— start of THE INPUT —
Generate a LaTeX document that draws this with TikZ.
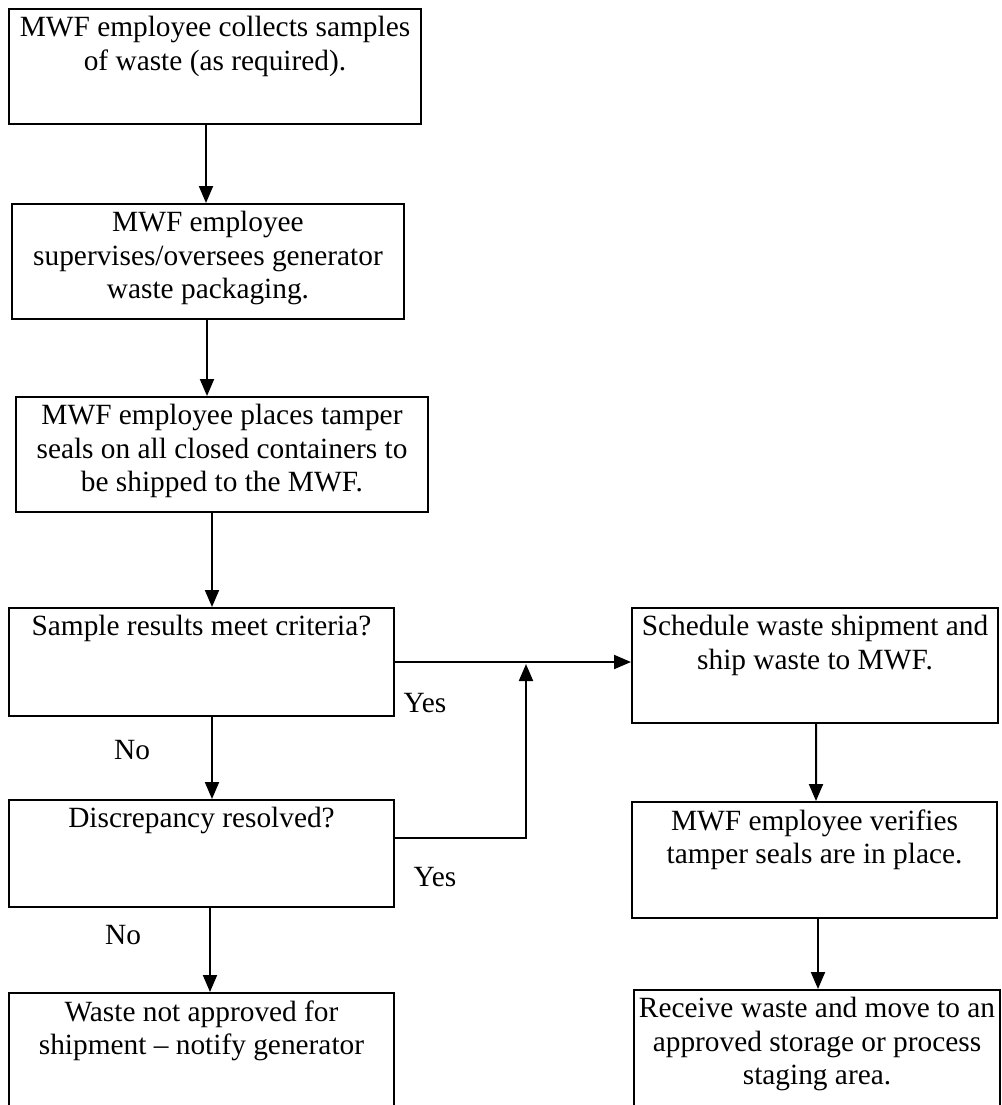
\documentclass[tikz,border=0pt]{standalone}
\usepackage{fontspec}
\setmainfont{Liberation Serif}
\usetikzlibrary{arrows.meta}

\begin{document}
\begin{tikzpicture}[line width=0.04cm,
  >={Triangle[length=0.34cm,width=0.28cm]},
  box/.style={draw, minimum width=7.70cm, minimum height=2.30cm, inner sep=0pt},
  txt/.style={anchor=north, align=center, inner sep=0pt, font=\fontsize{16.7}{19}\selectfont},
  lbl/.style={inner sep=0pt, font=\fontsize{16.7}{19}\selectfont}]
\useasboundingbox (0,0) rectangle (20.04,-22.10);
\clip (0,0) rectangle (20.04,-22.10);

% left column
\node[box,minimum width=8.24cm] (collect) at (4.30,-1.33) {};
\node[txt] (collecttxt) at ([yshift=-0.15cm]collect.north) {MWF employee collects samples\\of waste (as required).};
\node[box,minimum width=7.84cm] (supervise) at (4.16,-5.23) {};
\node[txt] (supervisetxt) at ([yshift=-0.15cm]supervise.north) {MWF employee\\supervises/oversees generator\\waste packaging.};
\node[box,minimum width=8.24cm] (seal) at (4.44,-9.09) {};
\node[txt] (sealtxt) at ([yshift=-0.15cm]seal.north) {MWF employee places tamper\\seals on all closed containers to\\be shipped to the MWF.};
\node[box,minimum height=2.16cm] (criteria) at (4.03,-13.24) {};
\node[txt] (criteriatxt) at ([yshift=-0.15cm]criteria.north) {Sample results meet criteria?};
\node[box,minimum height=2.14cm] (resolve) at (4.03,-17.07) {};
\node[txt] (resolvetxt) at ([yshift=-0.15cm]resolve.north) {Discrepancy resolved?};
\node[box,minimum height=2.44cm] (reject) at (4.03,-21.08) {};
\node[txt] (rejecttxt) at ([yshift=-0.15cm]reject.north) {Waste not approved for\\shipment -- notify generator};

% right column
\node[box,minimum width=7.32cm] (schedule) at (16.30,-13.31) {};
\node[txt] (scheduletxt) at ([yshift=-0.15cm]schedule.north) {Schedule waste shipment and\\ship waste to MWF.};
\node[box,minimum width=7.30cm,minimum height=2.32cm] (verify) at (16.29,-17.20) {};
\node[txt] (verifytxt) at ([yshift=-0.15cm]verify.north) {MWF employee verifies\\tamper seals are in place.};
\node[box,minimum width=7.32cm,minimum height=2.50cm] (receive) at (16.34,-21.05) {};
\node[txt] (receivetxt) at ([yshift=-0.15cm]receive.north) {Receive waste and move to an\\approved storage or process\\staging area.};

\draw[->] ([xshift=-0.18cm]collect.south) -- ([xshift=-0.04cm]supervise.north);
\draw[->] ([xshift=-0.02cm]supervise.south) -- ([xshift=-0.30cm]seal.north);
\draw[->] ([xshift=-0.20cm]seal.south) -- ([xshift=0.21cm]criteria.north);
\draw[->] ([xshift=0.21cm]criteria.south) -- ([xshift=0.21cm]resolve.north);
\draw[->] ([xshift=0.17cm]resolve.south) -- ([xshift=0.17cm]reject.north);
\draw[->] ([xshift=0.02cm]schedule.south) -- ([xshift=0.03cm]verify.north);
\draw[->] ([xshift=0.07cm]verify.south) -- ([xshift=0.02cm]receive.north);

\draw[->] (criteria.east) -- (criteria.east -| schedule.west);
\coordinate (merge) at (10.52,-13.28);
\draw[->] ([yshift=0.31cm]resolve.east) -| (merge);

\node[lbl] (yes1) at (8.50,-14.06) {Yes};
\node[lbl] (yes2) at (8.70,-17.54) {Yes};
\node[lbl] (no1) at (2.64,-15.00) {No};
\node[lbl] (no2) at (2.46,-18.70) {No};
\end{tikzpicture}
\end{document}
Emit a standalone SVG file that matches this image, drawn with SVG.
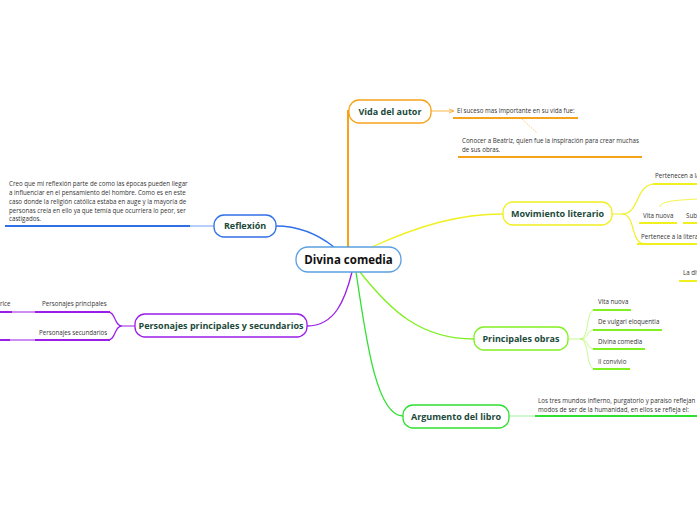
— end of THE INPUT —
**TASK DETAILS:** Working from the material above, transcribe it exactly while omitting pictures.

**FINAL RESULT:**
Generate a LaTeX document that draws this with TikZ.
\documentclass[tikz,border=0pt]{standalone}
\usepackage{fontspec}
\setmainfont{Liberation Serif}
\usetikzlibrary{arrows.meta}

\begin{document}
\begin{tikzpicture}[line width=0.04cm,
  >={Triangle[length=0.34cm,width=0.28cm]},
  box/.style={draw, minimum width=7.70cm, minimum height=2.30cm, inner sep=0pt},
  txt/.style={anchor=north, align=center, inner sep=0pt, font=\fontsize{16.7}{19}\selectfont},
  lbl/.style={inner sep=0pt, font=\fontsize{16.7}{19}\selectfont}]
\useasboundingbox (0,0) rectangle (20.04,-22.10);
\clip (0,0) rectangle (20.04,-22.10);

% left column
\node[box,minimum width=8.24cm] (collect) at (4.30,-1.33) {};
\node[txt] (collecttxt) at ([yshift=-0.15cm]collect.north) {MWF employee collects samples\\of waste (as required).};
\node[box,minimum width=7.84cm] (supervise) at (4.16,-5.23) {};
\node[txt] (supervisetxt) at ([yshift=-0.15cm]supervise.north) {MWF employee\\supervises/oversees generator\\waste packaging.};
\node[box,minimum width=8.24cm] (seal) at (4.44,-9.09) {};
\node[txt] (sealtxt) at ([yshift=-0.15cm]seal.north) {MWF employee places tamper\\seals on all closed containers to\\be shipped to the MWF.};
\node[box,minimum height=2.16cm] (criteria) at (4.03,-13.24) {};
\node[txt] (criteriatxt) at ([yshift=-0.15cm]criteria.north) {Sample results meet criteria?};
\node[box,minimum height=2.14cm] (resolve) at (4.03,-17.07) {};
\node[txt] (resolvetxt) at ([yshift=-0.15cm]resolve.north) {Discrepancy resolved?};
\node[box,minimum height=2.44cm] (reject) at (4.03,-21.08) {};
\node[txt] (rejecttxt) at ([yshift=-0.15cm]reject.north) {Waste not approved for\\shipment -- notify generator};

% right column
\node[box,minimum width=7.32cm] (schedule) at (16.30,-13.31) {};
\node[txt] (scheduletxt) at ([yshift=-0.15cm]schedule.north) {Schedule waste shipment and\\ship waste to MWF.};
\node[box,minimum width=7.30cm,minimum height=2.32cm] (verify) at (16.29,-17.20) {};
\node[txt] (verifytxt) at ([yshift=-0.15cm]verify.north) {MWF employee verifies\\tamper seals are in place.};
\node[box,minimum width=7.32cm,minimum height=2.50cm] (receive) at (16.34,-21.05) {};
\node[txt] (receivetxt) at ([yshift=-0.15cm]receive.north) {Receive waste and move to an\\approved storage or process\\staging area.};

\draw[->] ([xshift=-0.18cm]collect.south) -- ([xshift=-0.04cm]supervise.north);
\draw[->] ([xshift=-0.02cm]supervise.south) -- ([xshift=-0.30cm]seal.north);
\draw[->] ([xshift=-0.20cm]seal.south) -- ([xshift=0.21cm]criteria.north);
\draw[->] ([xshift=0.21cm]criteria.south) -- ([xshift=0.21cm]resolve.north);
\draw[->] ([xshift=0.17cm]resolve.south) -- ([xshift=0.17cm]reject.north);
\draw[->] ([xshift=0.02cm]schedule.south) -- ([xshift=0.03cm]verify.north);
\draw[->] ([xshift=0.07cm]verify.south) -- ([xshift=0.02cm]receive.north);

\draw[->] (criteria.east) -- (criteria.east -| schedule.west);
\coordinate (merge) at (10.52,-13.28);
\draw[->] ([yshift=0.31cm]resolve.east) -| (merge);

\node[lbl] (yes1) at (8.50,-14.06) {Yes};
\node[lbl] (yes2) at (8.70,-17.54) {Yes};
\node[lbl] (no1) at (2.64,-15.00) {No};
\node[lbl] (no2) at (2.46,-18.70) {No};
\end{tikzpicture}
\end{document}
Emit a standalone SVG file that matches this image, drawn with SVG.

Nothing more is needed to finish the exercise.